** begin Information provided **

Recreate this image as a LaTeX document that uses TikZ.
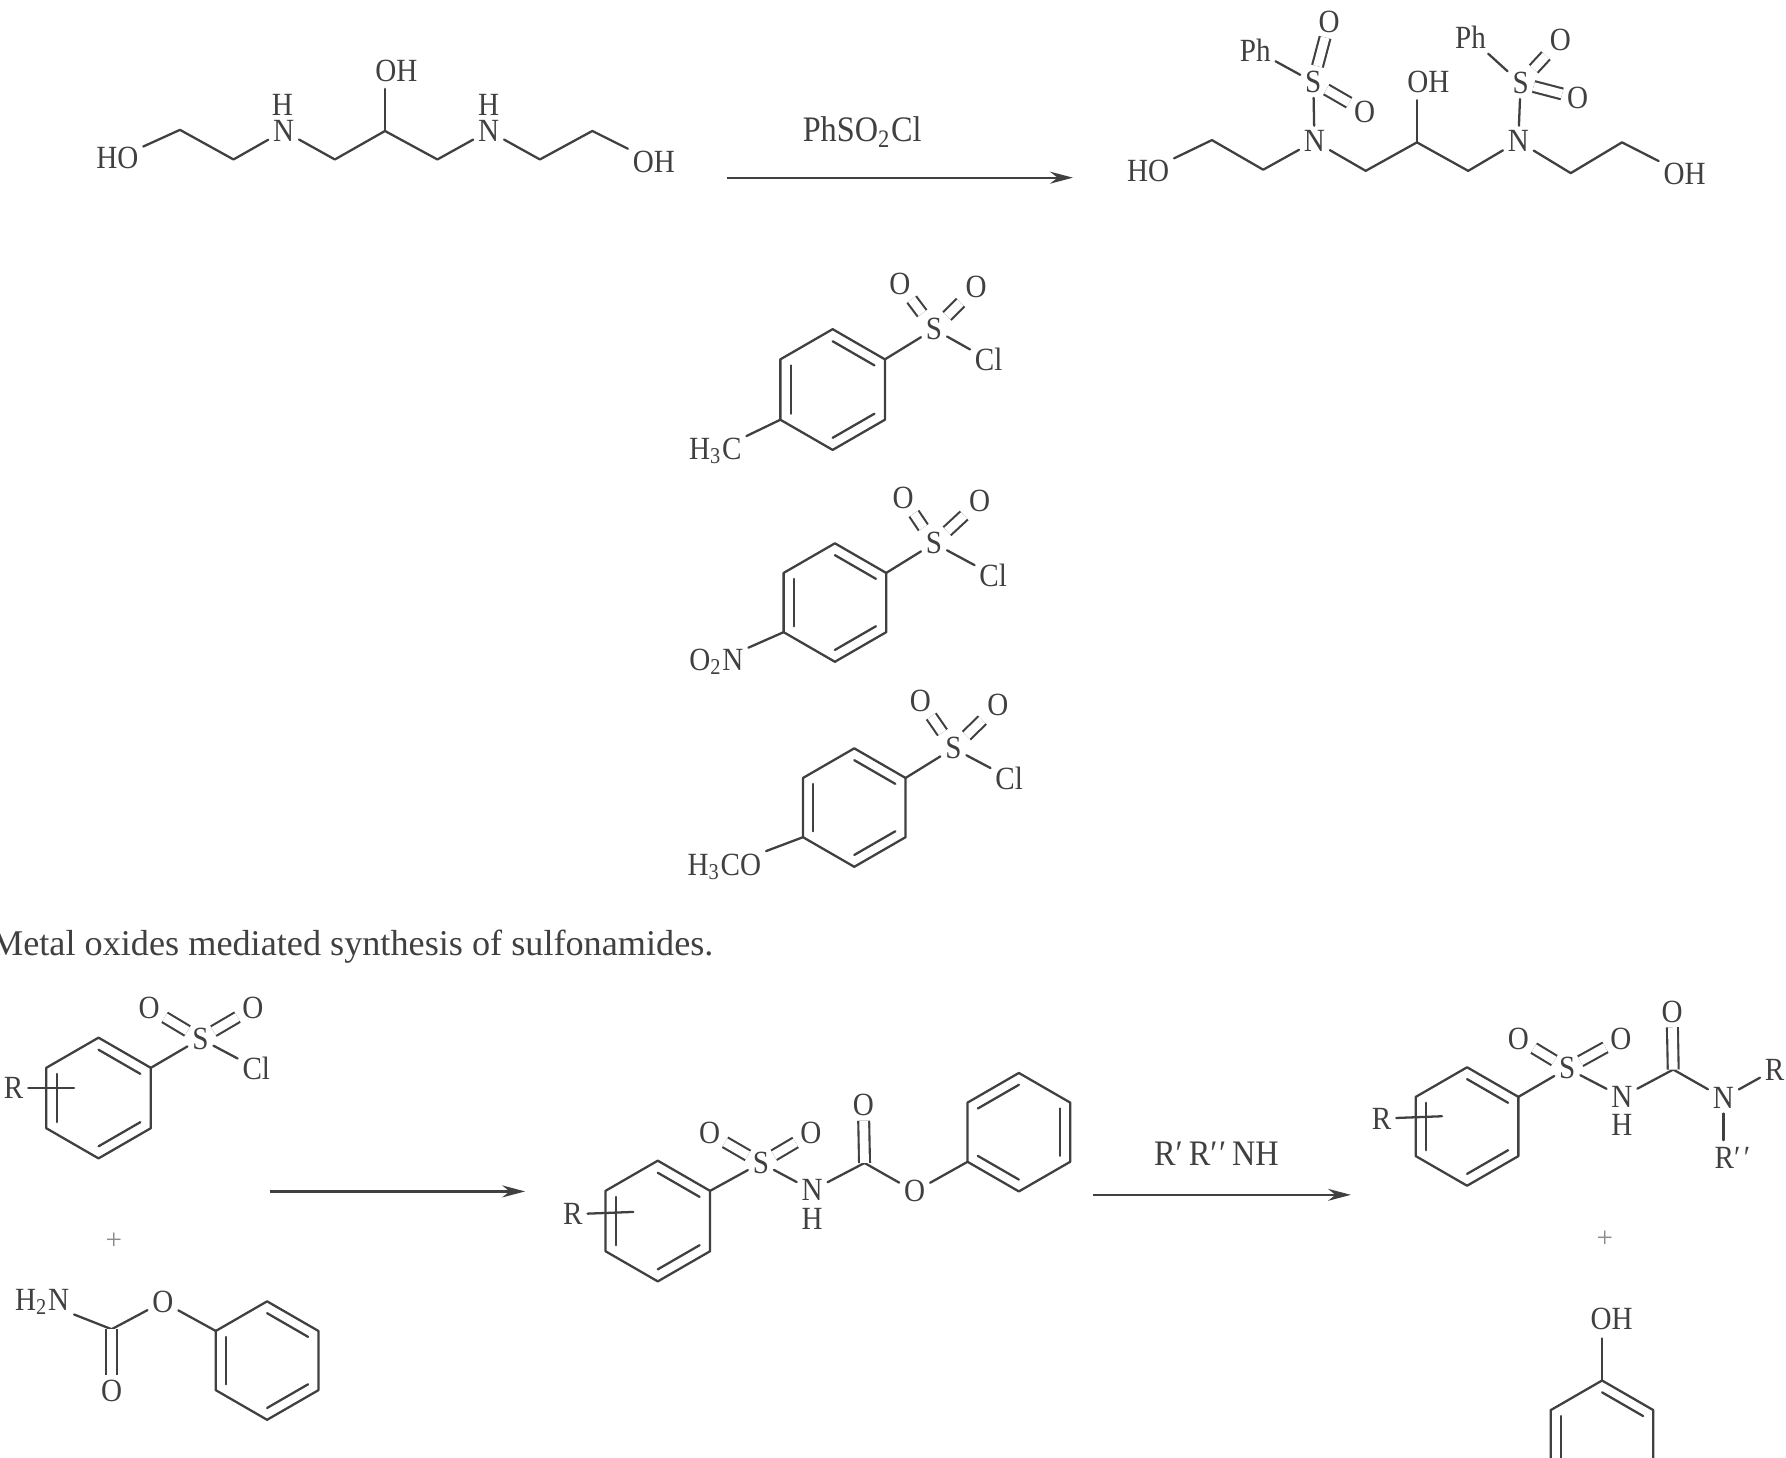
\documentclass[tikz,border=0pt]{standalone}
\usepackage{fontspec}
\setmainfont{Liberation Serif}
\newfontfamily\atomfont[FakeStretch=0.9]{Liberation Serif}
\usetikzlibrary{calc,arrows.meta}
\definecolor{ink}{gray}{0.25}
\tikzset{
  bond/.style={draw=ink,line width=0.65pt,line join=round,line cap=round},
  dbond/.style={draw=ink,line width=0.6pt,double=white,double distance=2.5pt},
  atom/.style={text=ink,font=\atomfont\fontsize{9.2}{10}\selectfont,inner sep=1.4pt,outer sep=0pt},
  caption/.style={text=ink,font=\fontsize{10.3}{12}\selectfont,inner sep=0pt},
  reagent/.style={text=ink,font=\atomfont\fontsize{10.2}{11}\selectfont,inner sep=0pt},
  plus/.style={text=black!45,font=\fontsize{8.3}{9}\selectfont,inner sep=0pt},
  rxn/.style={draw=ink,line width=0.65pt,-{Stealth[length=6.5pt,width=3.4pt]}}
}
\newcommand{\benz}[4]{%
  \coordinate (#1c) at (#2,#3);
  \coordinate (#1v1) at (#2,{#3-#4});
  \coordinate (#1v2) at ({#2+0.866*#4},{#3-0.5*#4});
  \coordinate (#1v3) at ({#2+0.866*#4},{#3+0.5*#4});
  \coordinate (#1v4) at (#2,{#3+#4});
  \coordinate (#1v5) at ({#2-0.866*#4},{#3+0.5*#4});
  \coordinate (#1v6) at ({#2-0.866*#4},{#3-0.5*#4});
  \draw[bond] (#1v1)--(#1v2)--(#1v3)--(#1v4)--(#1v5)--(#1v6)--cycle;
}
\newcommand{\inner}[3]{\draw[bond] ($(#1v#2)!0.2!(#1c)$) -- ($(#1v#3)!0.2!(#1c)$);}
\begin{document}
\begin{tikzpicture}[x=0.01139cm,y=-0.01139cm]
\useasboundingbox (0,0) rectangle (1568,1280);
\clip (0,0) rectangle (1568,1280);

% --- top reaction, starting amine
\node[atom] (aHO) at (103,139) {HO};
\coordinate (a1) at (158,114);
\coordinate (a2) at (205,140);
\node[atom] (aN1) at (249,115) {N};
\node[atom] (aH1) at (248,92) {H};
\coordinate (a3) at (294,140);
\coordinate (a4) at (338,115);
\node[atom] (aOH) at (348,62) {OH};
\coordinate (a5) at (384,140);
\node[atom] (aN2) at (429,115) {N};
\node[atom] (aH2) at (429,92) {H};
\coordinate (a6) at (474,140);
\coordinate (a7) at (520,115);
\node[atom] (aOH2) at (574,142) {OH};
\draw[bond] (aHO)--(a1)--(a2)--(aN1)--(a3)--(a4)--(a5)--(aN2)--(a6)--(a7)--(aOH2);
\draw[bond] (a4)--(338,78);

% --- first arrow
\coordinate (r1s) at (638,156);
\coordinate (r1e) at (942,156);
\draw[rxn] (r1s)--(r1e);
\node[reagent] (r1l) at (757,116) {PhSO\textsubscript{2}Cl};

% --- top reaction, product
\node[atom] (bHO) at (1008,150) {HO};
\coordinate (b1) at (1064,123);
\coordinate (b2) at (1109,149);
\node[atom] (bN1) at (1154,124) {N};
\node[atom] (bS1) at (1153,72) {S};
\node[atom] (bPh1) at (1102,44) {Ph};
\node[atom] (bO1) at (1167,19) {O};
\node[atom] (bO2) at (1198,98) {O};
\coordinate (b3) at (1199,150);
\coordinate (b4) at (1244,125);
\node[atom] (bOH) at (1254,72) {OH};
\coordinate (b5) at (1289,150);
\node[atom] (bN2) at (1333,124) {N};
\node[atom] (bS2) at (1335,73) {S};
\node[atom] (bPh2) at (1291,33) {Ph};
\node[atom] (bO3) at (1370,35) {O};
\node[atom] (bO4) at (1385,86) {O};
\coordinate (b6) at (1379,152);
\coordinate (b7) at (1424,125);
\node[atom] (bOH2) at (1479,153) {OH};
\draw[bond] (bHO)--(b1)--(b2)--(bN1)--(b3)--(b4)--(b5)--(bN2)--(b6)--(b7)--(bOH2);
\draw[bond] (b4)--(1244,88);
\draw[bond] (bS1)--(bN1);
\draw[bond] (bS2)--(bN2);
\draw[bond] (bPh1)--(bS1);
\draw[bond] (bPh2)--(bS2);
\draw[dbond] (bS1)--(bO1);
\draw[dbond] (bS1)--(bO2);
\draw[dbond] (bS2)--(bO3);
\draw[dbond] (bS2)--(bO4);

% --- tosyl chloride
\benz{A}{731}{342}{53}
\inner{A}{1}{2}\inner{A}{3}{4}\inner{A}{5}{6}
\node[atom] (AS) at (820,289) {S};
\node[atom] (AO1) at (790,249) {O};
\node[atom] (AO2) at (857,252) {O};
\node[atom] (ACl) at (868,316) {Cl};
\node[atom] (AMe) at (628,396) {H\textsubscript{3}C};
\draw[bond] (Av2)--(AS)--(ACl);
\draw[bond] (Av5)--(AMe);
\draw[dbond] (AS)--(AO1);
\draw[dbond] (AS)--(AO2);

% --- nosyl chloride
\benz{B}{733}{529}{52}
\inner{B}{1}{2}\inner{B}{3}{4}\inner{B}{5}{6}
\node[atom] (BS) at (820,477) {S};
\node[atom] (BO1) at (793,437) {O};
\node[atom] (BO2) at (860,440) {O};
\node[atom] (BCl) at (872,505) {Cl};
\node[atom] (BN) at (629,581) {O\textsubscript{2}N};
\draw[bond] (Bv2)--(BS)--(BCl);
\draw[bond] (Bv5)--(BN);
\draw[dbond] (BS)--(BO1);
\draw[dbond] (BS)--(BO2);

% --- methoxy derivative
\benz{C}{750}{709}{52}
\inner{C}{1}{2}\inner{C}{3}{4}\inner{C}{5}{6}
\node[atom] (CS) at (837,657) {S};
\node[atom] (CO1) at (808,615) {O};
\node[atom] (CO2) at (876,619) {O};
\node[atom] (CCl) at (886,683) {Cl};
\node[atom] (CMe) at (636,761) {H\textsubscript{3}CO};
\draw[bond] (Cv2)--(CS)--(CCl);
\draw[bond] (Cv5)--(CMe);
\draw[dbond] (CS)--(CO1);
\draw[dbond] (CS)--(CO2);

% --- caption
\node[caption,anchor=east] (cap) at (627,831) {Metal oxides mediated synthesis of sulfonamides.};

% --- lower left: sulfonyl chloride
\benz{D}{86.5}{964}{53}
\inner{D}{1}{2}\inner{D}{3}{4}\inner{D}{5}{6}
\node[atom] (DS) at (176,912) {S};
\node[atom] (DO1) at (131,885) {O};
\node[atom] (DO2) at (222,885) {O};
\node[atom] (DCl) at (225,938) {Cl};
\node[atom] (DR) at (12,955) {R};
\coordinate (DRe) at (65,955);
\draw[bond] (Dv2)--(DS)--(DCl);
\draw[bond] (DR)--(DRe);
\draw[dbond] (DS)--(DO1);
\draw[dbond] (DS)--(DO2);
\node[plus] (plus1) at (100,1090) {+};

% --- lower left: phenyl carbamate
\benz{E}{234.5}{1194.5}{52}
\inner{E}{1}{2}\inner{E}{3}{4}\inner{E}{5}{6}
\node[atom] (EN) at (37,1143) {H\textsubscript{2}N};
\coordinate (EC) at (98,1167);
\node[atom] (EO) at (143,1143) {O};
\node[atom] (EO2) at (98,1221) {O};
\draw[bond] (EN)--(EC)--(EO)--(Ev6);
\draw[dbond] (EC)--(EO2);

% --- second arrow
\coordinate (r2s) at (237,1046);
\coordinate (r2e) at (461,1046);
\draw[rxn] (r2s)--(r2e);

% --- middle intermediate
\benz{F}{577.5}{1072}{53}
\inner{F}{1}{2}\inner{F}{3}{4}\inner{F}{5}{6}
\node[atom] (FR) at (503,1066) {R};
\coordinate (FRe) at (556,1064);
\node[atom] (FS) at (668,1021) {S};
\node[atom] (FO1) at (623,995) {O};
\node[atom] (FO2) at (712,995) {O};
\node[atom] (FN) at (713,1045) {N};
\node[atom] (FH) at (713,1070) {H};
\coordinate (FC) at (759,1021);
\node[atom] (FO3) at (758,970) {O};
\node[atom] (FO4) at (803,1046) {O};
\benz{G}{894.5}{994}{52}
\inner{G}{6}{1}\inner{G}{2}{3}\inner{G}{4}{5}
\draw[bond] (Fv2)--(FS)--(FN)--(FC)--(FO4)--(Gv5);
\draw[bond] (FR)--(FRe);
\draw[dbond] (FS)--(FO1);
\draw[dbond] (FS)--(FO2);
\draw[dbond] (FC)--(FO3);

% --- third arrow
\coordinate (r3s) at (960,1049);
\coordinate (r3e) at (1186,1049);
\draw[rxn] (r3s)--(r3e);
\node[reagent] (r3l) at (1068,1013) {R′\,R′\kern0.5pt′\,NH};

% --- right product
\benz{H}{1288}{989}{52}
\inner{H}{1}{2}\inner{H}{3}{4}\inner{H}{5}{6}
\node[atom] (HR) at (1213,982) {R};
\coordinate (HRe) at (1266,980);
\node[atom] (HS) at (1376,938) {S};
\node[atom] (HO1) at (1333,912) {O};
\node[atom] (HO2) at (1423,912) {O};
\node[atom] (HN) at (1424,963) {N};
\node[atom] (HH) at (1424,988) {H};
\coordinate (HC) at (1469,939);
\node[atom] (HO3) at (1468,888) {O};
\node[atom] (HN2) at (1513,964) {N};
\node[atom] (HR1) at (1558,939) {R};
\node[atom,anchor=west] (HR2) at (1501,1017) {R′\kern1pt′};
\draw[bond] (Hv2)--(HS)--(HN)--(HC)--(HN2)--(HR1);
\draw[bond] (HN2)--(1513,1001);
\draw[bond] (HR)--(HRe);
\draw[dbond] (HS)--(HO1);
\draw[dbond] (HS)--(HO2);
\draw[dbond] (HC)--(HO3);
\node[plus] (plus2) at (1409,1088) {+};

% --- phenol, cut by the page edge
\benz{J}{1406.5}{1264}{52}
\inner{J}{1}{2}\inner{J}{3}{4}\inner{J}{5}{6}
\node[atom] (JOH) at (1415,1158) {OH};
\draw[bond] (Jv1)--(1406.5,1175);
\end{tikzpicture}
\end{document}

** end Information provided **

_Instruction_
Skip the pictures, please, and transcribe only the lines from the beginning of the material through the one that contains "(r1l) at (757,116)".

_Worked solution_
Recreate this image as a LaTeX document that uses TikZ.
\documentclass[tikz,border=0pt]{standalone}
\usepackage{fontspec}
\setmainfont{Liberation Serif}
\newfontfamily\atomfont[FakeStretch=0.9]{Liberation Serif}
\usetikzlibrary{calc,arrows.meta}
\definecolor{ink}{gray}{0.25}
\tikzset{
  bond/.style={draw=ink,line width=0.65pt,line join=round,line cap=round},
  dbond/.style={draw=ink,line width=0.6pt,double=white,double distance=2.5pt},
  atom/.style={text=ink,font=\atomfont\fontsize{9.2}{10}\selectfont,inner sep=1.4pt,outer sep=0pt},
  caption/.style={text=ink,font=\fontsize{10.3}{12}\selectfont,inner sep=0pt},
  reagent/.style={text=ink,font=\atomfont\fontsize{10.2}{11}\selectfont,inner sep=0pt},
  plus/.style={text=black!45,font=\fontsize{8.3}{9}\selectfont,inner sep=0pt},
  rxn/.style={draw=ink,line width=0.65pt,-{Stealth[length=6.5pt,width=3.4pt]}}
}
\newcommand{\benz}[4]{%
  \coordinate (#1c) at (#2,#3);
  \coordinate (#1v1) at (#2,{#3-#4});
  \coordinate (#1v2) at ({#2+0.866*#4},{#3-0.5*#4});
  \coordinate (#1v3) at ({#2+0.866*#4},{#3+0.5*#4});
  \coordinate (#1v4) at (#2,{#3+#4});
  \coordinate (#1v5) at ({#2-0.866*#4},{#3+0.5*#4});
  \coordinate (#1v6) at ({#2-0.866*#4},{#3-0.5*#4});
  \draw[bond] (#1v1)--(#1v2)--(#1v3)--(#1v4)--(#1v5)--(#1v6)--cycle;
}
\newcommand{\inner}[3]{\draw[bond] ($(#1v#2)!0.2!(#1c)$) -- ($(#1v#3)!0.2!(#1c)$);}
\begin{document}
\begin{tikzpicture}[x=0.01139cm,y=-0.01139cm]
\useasboundingbox (0,0) rectangle (1568,1280);
\clip (0,0) rectangle (1568,1280);

% --- top reaction, starting amine
\node[atom] (aHO) at (103,139) {HO};
\coordinate (a1) at (158,114);
\coordinate (a2) at (205,140);
\node[atom] (aN1) at (249,115) {N};
\node[atom] (aH1) at (248,92) {H};
\coordinate (a3) at (294,140);
\coordinate (a4) at (338,115);
\node[atom] (aOH) at (348,62) {OH};
\coordinate (a5) at (384,140);
\node[atom] (aN2) at (429,115) {N};
\node[atom] (aH2) at (429,92) {H};
\coordinate (a6) at (474,140);
\coordinate (a7) at (520,115);
\node[atom] (aOH2) at (574,142) {OH};
\draw[bond] (aHO)--(a1)--(a2)--(aN1)--(a3)--(a4)--(a5)--(aN2)--(a6)--(a7)--(aOH2);
\draw[bond] (a4)--(338,78);

% --- first arrow
\coordinate (r1s) at (638,156);
\coordinate (r1e) at (942,156);
\draw[rxn] (r1s)--(r1e);
\node[reagent] (r1l) at (757,116) {PhSO\textsubscript{2}Cl};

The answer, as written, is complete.